I used to love drawing as a kid, but various causes conspired to keep me from getting any good. Then I got seriously into computers, and for sixteen years I've barely set pencil to paper. That finally changed two weeks ago, when a sudden bout of inspiration made me pull out my sketchbook (yes, I'd taken to carrying one with me!) and get started on a little cartoon.
No, I won't show you right now. It will be a while until I get back up to speed. But the re-learning process itself is a story worth sharing, specifically in relationship to all the things I've learned and done in the mean time.
Because, you see, all the things I've done with computers inform my art now, and vice-versa.
I've always had an eye for perspective, or so I was told.

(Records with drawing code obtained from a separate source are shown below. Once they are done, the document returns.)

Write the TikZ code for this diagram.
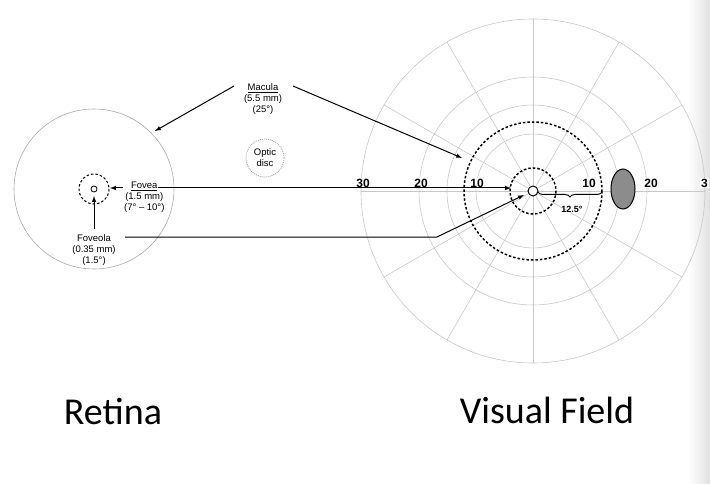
\documentclass[tikz,border=0pt]{standalone}
\usepackage{fontspec}
\setmainfont{Liberation Sans}
\newfontfamily\titlefont{Carlito}
\usetikzlibrary{decorations.pathreplacing}
\tikzset{every picture/.style={line width=0.75pt},
  grid/.style={draw={rgb,255:red,200;green,200;blue,200},line width=0.6pt},
  dashring/.style={draw=black,line width=1.5pt,dash pattern=on 2.5pt off 2pt},
  lbl/.style={font=\fontsize{9.5}{11}\selectfont,align=center,inner sep=0.75pt},
  num/.style={font=\fontsize{12}{12}\selectfont\bfseries,inner sep=0.75pt,fill=white},
  arr/.style={-latex,line width=1pt}}
\begin{document}
\begin{tikzpicture}[x=1pt,y=1pt,yscale=-1,xscale=1]
\useasboundingbox (0,0) rectangle (710,484);
%right edge shading
\shade[left color=white,right color={rgb,255:red,225;green,225;blue,225}] (688,0) rectangle (710,484);
%Visual field grid
\coordinate (vf) at (533,191);
\foreach \r in {57,114,172} \draw[grid] (vf) circle (\r);
\draw[grid] (vf) circle (86);
\foreach \a in {0,30,...,330} \draw[grid] (vf) -- ++(\a:172);
\draw[dashring] (vf) circle (69);
\draw[dashring] (vf) circle (23);
\draw[line width=1pt,fill=white] (vf) circle (5);
%blind spot
\draw[line width=1pt,fill={rgb,255:red,140;green,140;blue,140}] (623,189) ellipse (12 and 20);
%Scale numbers
\node[num] (n30) at (363,183) {30};
\node[num] (n20) at (421,183) {20};
\node[num] (n10) at (477,183) {10};
\node[num] (p10) at (589,183) {10};
\node[num] (p20) at (651,183) {20};
\node[num,anchor=west] (p30) at (700,183) {3};
%Brace
\draw[decorate,decoration={brace,amplitude=5pt,mirror},line width=1pt] (538,192) -- (602,192);
\node[lbl,font=\fontsize{9}{9}\selectfont\bfseries] (deg) at (572,209) {12.5\textdegree};
%Retina
\coordinate (rt) at (94,189);
\draw[grid,draw={rgb,255:red,170;green,170;blue,170}] (rt) circle (80);
\draw[dashring,line width=1pt] (rt) circle (15);
\draw[line width=0.8pt] (rt) circle (3);
\node[lbl,draw={rgb,255:red,150;green,150;blue,150},dash pattern=on 1pt off 1pt,circle,inner sep=0.5pt,minimum size=38pt] (disc) at (265,158) {Optic\\disc};
%Labels
\node[lbl] (mac) at (263,99) {\underline{Macula}\\(5.5 mm)\\(25\textdegree)};
\node[lbl,anchor=north west] (fov) at (123,181) {\underline{Fovea}\\(1.5 mm)\\(7\textdegree\ -- 10\textdegree)};
\node[lbl] (fvl) at (94,250) {Foveola\\(0.35 mm)\\(1.5\textdegree)};
\coordinate (fovE) at (158,188);
\coordinate (fvlE) at (125,237);
\coordinate (bend) at (437,237);
%Connectors
\draw[arr] (234,86) -- (155,131);
\draw[arr] (293,86) -- (462,158);
\draw[arr] (fov.west |- fovE) -- (110,188);
\draw[arr] (fovE) -- (511,188);
\draw[arr] (94,229) -- (94,196);
\draw[arr] (fvlE) -- (bend) -- (524,195);
%Titles
\node[font=\titlefont\fontsize{38}{38}\selectfont] (tret) at (113,412) {Retina};
\node[font=\titlefont\fontsize{38}{38}\selectfont] (tvf) at (547,410) {Visual Field};
\end{tikzpicture}
\end{document}
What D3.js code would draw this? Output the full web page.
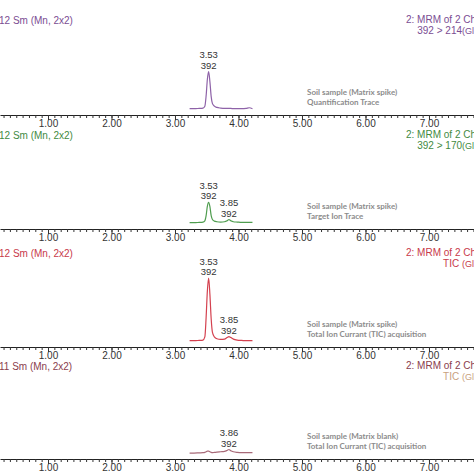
<!DOCTYPE html>
<html>
<head>
<meta charset="utf-8">
<script src="https://cdn.jsdelivr.net/npm/d3@7"></script>
<style>
  body { margin: 0; background: #fff; }
  svg { display: block; }
</style>
</head>
<body>
<svg id="chart" width="474" height="474"></svg>
<script>
// retention time grid (min) shared by the four traces
var times = [3.23, 3.30, 3.38, 3.44, 3.47, 3.49, 3.51, 3.53, 3.55, 3.57, 3.59, 3.62,
             3.66, 3.72, 3.78, 3.82, 3.85, 3.88, 3.92, 3.98, 4.05, 4.12, 4.17, 4.22];

// relative intensity (%)
var quantTrace  = [2, 2, 2.5, 3, 6, 22, 48, 60, 44, 21, 10, 6, 4, 3, 2.5, 2.5, 2.5, 2.5, 2, 2, 2, 2.5, 3.5, 2];
var targetTrace = [2, 2, 2.5, 3, 5, 13, 28, 34, 27, 13, 7, 4.5, 3.5, 3, 3.5, 5, 7, 5, 3.5, 3, 2.5, 2.5, 2.5, 2.5];
var ticTrace    = [2, 2, 2.5, 3, 8, 38, 80, 100, 74, 36, 15, 8, 5, 4, 4.5, 7, 8.5, 7, 4.5, 3, 2.5, 2, 2, 2];
var blankTrace  = [1.5, 1.5, 1.8, 2, 2.5, 3.5, 4.5, 4.5, 3.5, 2.5, 2, 2.5, 3, 3.5, 4, 5.5, 7, 5, 3.5, 2.5, 2, 2, 2, 2];

var tickValues = [1, 2, 3, 4, 5, 6, 7];

var panelTitles = ["12 Sm (Mn, 2x2)", "12 Sm (Mn, 2x2)", "12 Sm (Mn, 2x2)", "11 Sm (Mn, 2x2)"];
var channelNames = ["392 > 214", "392 > 170", "TIC ", "TIC "];
var captionTop = ["Soil sample (Matrix spike)", "Soil sample (Matrix spike)",
                  "Soil sample (Matrix spike)", "Soil sample (Matrix blank)"];
var captionBottom = ["Quantification Trace", "Target Ion Trace",
                     "Total Ion Currant (TIC) acquisition", "Total Ion Currant (TIC) acquisition"];

var peakTimes = [[3.53], [3.53, 3.85], [3.53, 3.85], [3.85]];
var peakRtLabels = [["3.53"], ["3.53", "3.85"], ["3.53", "3.85"], ["3.86"]];
var peakMz = [[392], [392, 392], [392, 392], [392]];

var traces = [quantTrace, targetTrace, ticTrace, blankTrace];

// layout / styling
var axisY = [115, 229, 347, 459];
var titleColor = ["#7b4d93", "#3f8a3f", "#c8394a", "#8a3d4d"];
var lineColor = ["#8e62a8", "#4f9d4f", "#d4414f", "#a86a78"];
var channelColor = ["#7b4d93", "#3f8a3f", "#c8394a", "#c9a17e"];

var svg = d3.select("#chart");

var x = d3.scaleLinear()
    .domain([0.244, 7.709])
    .range([0, 474]);

var minorTicks = d3.range(3, 78).map(function (d) { return d / 10; });

traces.forEach(function (trace, i) {
    var base = axisY[i];
    var g = svg.append("g");

    var y = d3.scaleLinear()
        .domain([0, 100])
        .range([base - 5, base - 69]);

    // axis: minor ticks every 0.1 min, labelled majors
    g.append("g")
        .attr("transform", "translate(0," + base + ")")
        .call(d3.axisBottom(x).tickValues(minorTicks).tickSize(3).tickSizeOuter(0).tickFormat(""))
        .call(function (a) {
            a.select(".domain").attr("stroke", "#222").attr("stroke-width", 1.2);
            a.selectAll(".tick line").attr("stroke", "#333");
        });

    g.append("g")
        .attr("transform", "translate(0," + base + ")")
        .call(d3.axisBottom(x).tickValues(tickValues).tickSize(5).tickSizeOuter(0).tickPadding(0)
            .tickFormat(d3.format(".2f")))
        .call(function (a) {
            a.select(".domain").remove();
            a.selectAll(".tick line").attr("stroke", "#333");
            a.selectAll(".tick text")
                .attr("fill", "#333")
                .attr("font-family", "Liberation Sans, Arial, sans-serif")
                .attr("font-size", "10px");
        });

    // trace
    var line = d3.line()
        .x(function (d, k) { return x(times[k]); })
        .y(function (d) { return y(d); })
        .curve(d3.curveMonotoneX);

    g.append("path")
        .datum(trace)
        .attr("d", line)
        .attr("fill", "none")
        .attr("stroke", lineColor[i])
        .attr("stroke-width", 1.2);

    // peak annotations
    peakTimes[i].forEach(function (t, k) {
        var idx = d3.leastIndex(times, function (a, b) { return Math.abs(a - t) - Math.abs(b - t); });
        var top = y(trace[idx]);
        var px = x(t);
        g.append("text")
            .attr("x", px)
            .attr("y", top - 13.5)
            .attr("text-anchor", "middle")
            .attr("font-family", "Liberation Sans, Arial, sans-serif")
            .attr("font-size", "9.5px")
            .attr("fill", "#333")
            .text(peakRtLabels[i][k]);
        g.append("text")
            .attr("x", px)
            .attr("y", top - 3)
            .attr("text-anchor", "middle")
            .attr("font-family", "Liberation Sans, Arial, sans-serif")
            .attr("font-size", "9.5px")
            .attr("fill", "#333")
            .text(peakMz[i][k]);
    });

    // header texts
    var top0 = base - (i === 0 ? 115 : 114) + (i === 3 ? 1 : 0);
    g.append("text")
        .attr("x", -1)
        .attr("y", top0 + 24)
        .attr("font-family", "Liberation Sans, Arial, sans-serif")
        .attr("font-size", "10px")
        .attr("fill", titleColor[i])
        .text(panelTitles[i]);

    g.append("text")
        .attr("x", 406)
        .attr("y", top0 + 23)
        .attr("font-family", "Liberation Sans, Arial, sans-serif")
        .attr("font-size", "10px")
        .attr("fill", titleColor[i])
        .text("2: MRM of 2 Ch");

    var ch = g.append("text")
        .attr("x", 474)
        .attr("y", top0 + 34)
        .attr("text-anchor", "end")
        .attr("font-family", "Liberation Sans, Arial, sans-serif")
        .attr("font-size", "10px")
        .attr("fill", channelColor[i]);
    ch.append("tspan").text(channelNames[i]);
    ch.append("tspan").attr("font-size", "9px").text("(Gl");

    // caption
    g.append("text")
        .attr("x", 307)
        .attr("y", base - 20)
        .attr("font-family", "Lato, sans-serif")
        .attr("font-size", "8px")
        .attr("font-weight", "bold")
        .attr("fill", "#8c8c8c")
        .text(captionTop[i]);
    g.append("text")
        .attr("x", 307)
        .attr("y", base - 10)
        .attr("font-family", "Lato, sans-serif")
        .attr("font-size", "8px")
        .attr("font-weight", "bold")
        .attr("fill", "#8c8c8c")
        .text(captionBottom[i]);
});
</script>
</body>
</html>
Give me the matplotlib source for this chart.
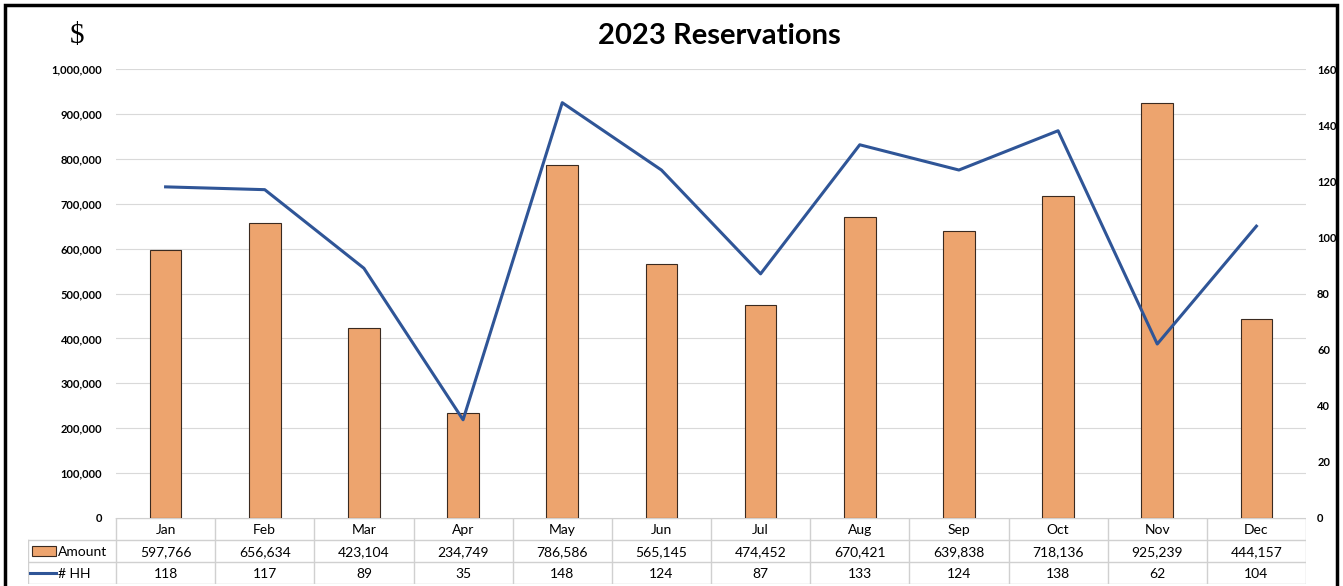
import matplotlib.pyplot as plt
from matplotlib.patches import Rectangle

# data
months = ["Jan", "Feb", "Mar", "Apr", "May", "Jun",
          "Jul", "Aug", "Sep", "Oct", "Nov", "Dec"]
amount = [597766, 656634, 423104, 234749, 786586, 565145,
          474452, 670421, 639838, 718136, 925239, 444157]
hh = [118, 117, 89, 35, 148, 124, 87, 133, 124, 138, 62, 104]

BAR_COLOR = "#EDA46E"
LINE_COLOR = "#2F5597"
GRID_COLOR = "#D9D9D9"
FONT = "Lato"

W, H = 1343, 586
fig = plt.figure(figsize=(W / 100, H / 100), dpi=100)

# plot area in pixels
x0, x1 = 116, 1306
y_top, y_bot = 69, 518
ax = fig.add_axes([x0 / W, 1 - y_bot / H, (x1 - x0) / W, (y_bot - y_top) / H])
x = list(range(len(months)))

ax.bar(x, amount, width=0.32, color=BAR_COLOR, edgecolor="#3a2a20",
       linewidth=0.8, zorder=2)
ax.set_xlim(-0.5, len(months) - 0.5)
ax.set_ylim(0, 1000000)
ax.set_yticks(range(0, 1000001, 100000))
ax.set_yticklabels([f"{v:,}" for v in range(0, 1000001, 100000)],
                   fontsize=8, fontweight="bold", family=FONT)
ax.yaxis.grid(True, color=GRID_COLOR, linewidth=0.8, zorder=0)
ax.set_xticks([])
ax.tick_params(axis="y", length=0, pad=10)
for s in ax.spines.values():
    s.set_visible(False)

ax2 = ax.twinx()
ax2.plot(x, hh, color=LINE_COLOR, linewidth=2.2, zorder=3)
ax2.set_ylim(0, 160)
ax2.set_yticks(range(0, 161, 20))
ax2.set_yticklabels([str(v) for v in range(0, 161, 20)],
                    fontsize=8, fontweight="bold", family=FONT)
ax2.tick_params(axis="y", length=0, pad=8)
for s in ax2.spines.values():
    s.set_visible(False)

# data table below the plot
row_h = 22
tab_top = y_bot
tab_left = 28
tax = fig.add_axes([tab_left / W, 1 - (tab_top + 3 * row_h) / H,
                    (x1 - tab_left) / W, 3 * row_h / H])
tax.set_xlim(tab_left, x1)
tax.set_ylim(3 * row_h, 0)
tax.axis("off")
col_w = (x1 - x0) / len(months)
lc = "#D0D0D0"
# horizontal lines
tax.plot([x0, x1], [0, 0], color=lc, lw=1)
for r in (1, 2, 3):
    tax.plot([tab_left, x1], [r * row_h, r * row_h], color=lc, lw=1)
# vertical lines
tax.plot([tab_left, tab_left], [row_h, 3 * row_h], color=lc, lw=1)
for i in range(len(months) + 1):
    xx = x0 + i * col_w
    tax.plot([xx, xx], [0, 3 * row_h], color=lc, lw=1)

rows = [months, [f"{v:,}" for v in amount], [str(v) for v in hh]]
for r, vals in enumerate(rows):
    for i, v in enumerate(vals):
        tax.text(x0 + (i + 0.5) * col_w, (r + 0.5) * row_h + 1, v,
                 ha="center", va="center", fontsize=10, family=FONT)

# legend keys in the row headers
tax.add_patch(Rectangle((32, row_h + 6), 24, 10, facecolor=BAR_COLOR,
                        edgecolor="#3a2a20", lw=0.8))
tax.text(58, 1.5 * row_h + 1, "Amount", ha="left", va="center",
         fontsize=10, family=FONT)
tax.plot([30, 56], [2.5 * row_h, 2.5 * row_h], color=LINE_COLOR, lw=2.2)
tax.text(58, 2.5 * row_h + 1, "# HH", ha="left", va="center",
         fontsize=10, family=FONT)

# title and axis unit
fig.text(719 / W, 1 - 36 / H, "2023 Reservations", ha="center", va="center",
         fontsize=21, fontweight="bold", family=FONT)
fig.text(77 / W, 1 - 36 / H, "$", ha="center", va="center",
         fontsize=21, family="Liberation Serif")

# outer border of the chart
fig.patches.append(Rectangle((5 / W, -0.05), (1337 - 5) / W, 1.05 - 5 / H,
                             transform=fig.transFigure, fill=False,
                             edgecolor="black", linewidth=2.5))

fig.savefig("out.png", dpi=100)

That only got better as I worked in raytracing, and later writing 2.5D graphics engines. The mathematical principles are exactly the same, you see. That allowed me to rescue a recent scene where I botched the perspective on the central element and had to rethink the entire drawing around it.
Did I say central element? Ah, yes. That's something I've learned from an ASCII art tutorial, of all places: any piece of visual art should have a focus, around which everything else revolves. It doesn't have to be in the middle, or even in the foreground, but that's what you start with, and what defines the rest. It's true even for photography. Which reminds me.
Having a focus is all good and well, but in the end it matters how you frame the scene as a whole. And that's where digital photography makes for excellent training, because you can take as many shots as you want, but you generally can't move things around, or reposition your lights at will. When you do have that freedom, like in raytracing, you'll be able to take advantage of it much better.
Speaking of that, you know how in POV-Ray (in the absence of a modeler) you're largely restricted to basic geometric shapes? As it happens, decomposing complex objects into basic shapes is a technique often recommended by professional artists (though a good friend of mine is opposed to it). You'll have to add on top of the basic frame, sure, but good old geometry will give you a solid foundation to build upon.
All that and more informs my drawing now. But how does drawing inform my computer art?
The first lesson is one I've learned from the aforementioned friend: don't be afraid to mix media. Painters aren't shy about sketching in pencil on the canvas before applying paint. Comics are increasingly drawn and inked on paper, then colored and shaded digitally. That's no different from Myst layering 2D animations and video over pre-rendered 3D backgrounds, or Might&Magic VI combining polygonal buildings with pixel art for characters. Don't be a purist; whatever looks good and conveys what you want is fair game (pun not intended).
Second, and on a related note, computer art isn't one uniform medium. Vector art is analogous to cartooning, pixel art is kind of like painting and 3D modeling is essentially sculpture (thanks, Shoby! lots of things I've learned from you!) Point is, you want to use each of them for their strengths. Too many beginning game developers seem to think that polygonal 3D is the end-all-be-all of computer graphics, only to discover that it's not, after all, less work to create than sprites, while the programming it requires is a lot more difficult.
Third, remember that art is a reflection of reality. Regardless of medium or level of abstraction, you won't get very far unless your work is grounded in the world around you. Case in point: the iconic imperial destroyers from Star Wars are based on WW2 battleships. The Sulaco from Aliens is famously shaped like an assault rifle. Even the apparently illogical Enterprise from Star Trek was informed by its designer's experience in aviation.
Last but not least, perhaps the most important thing to keep in mind is that style trumps technique. The low-poly, cartoonish art in World of Warcraft draws the eye to it; hyper-realistic "brown shooters" are criticized at every turn. That's no excuse to draw poorly, mind you. Practice to become as good as you can. But your art must first and foremost have something to say, and that's not a matter of adding yet another lens flare effect.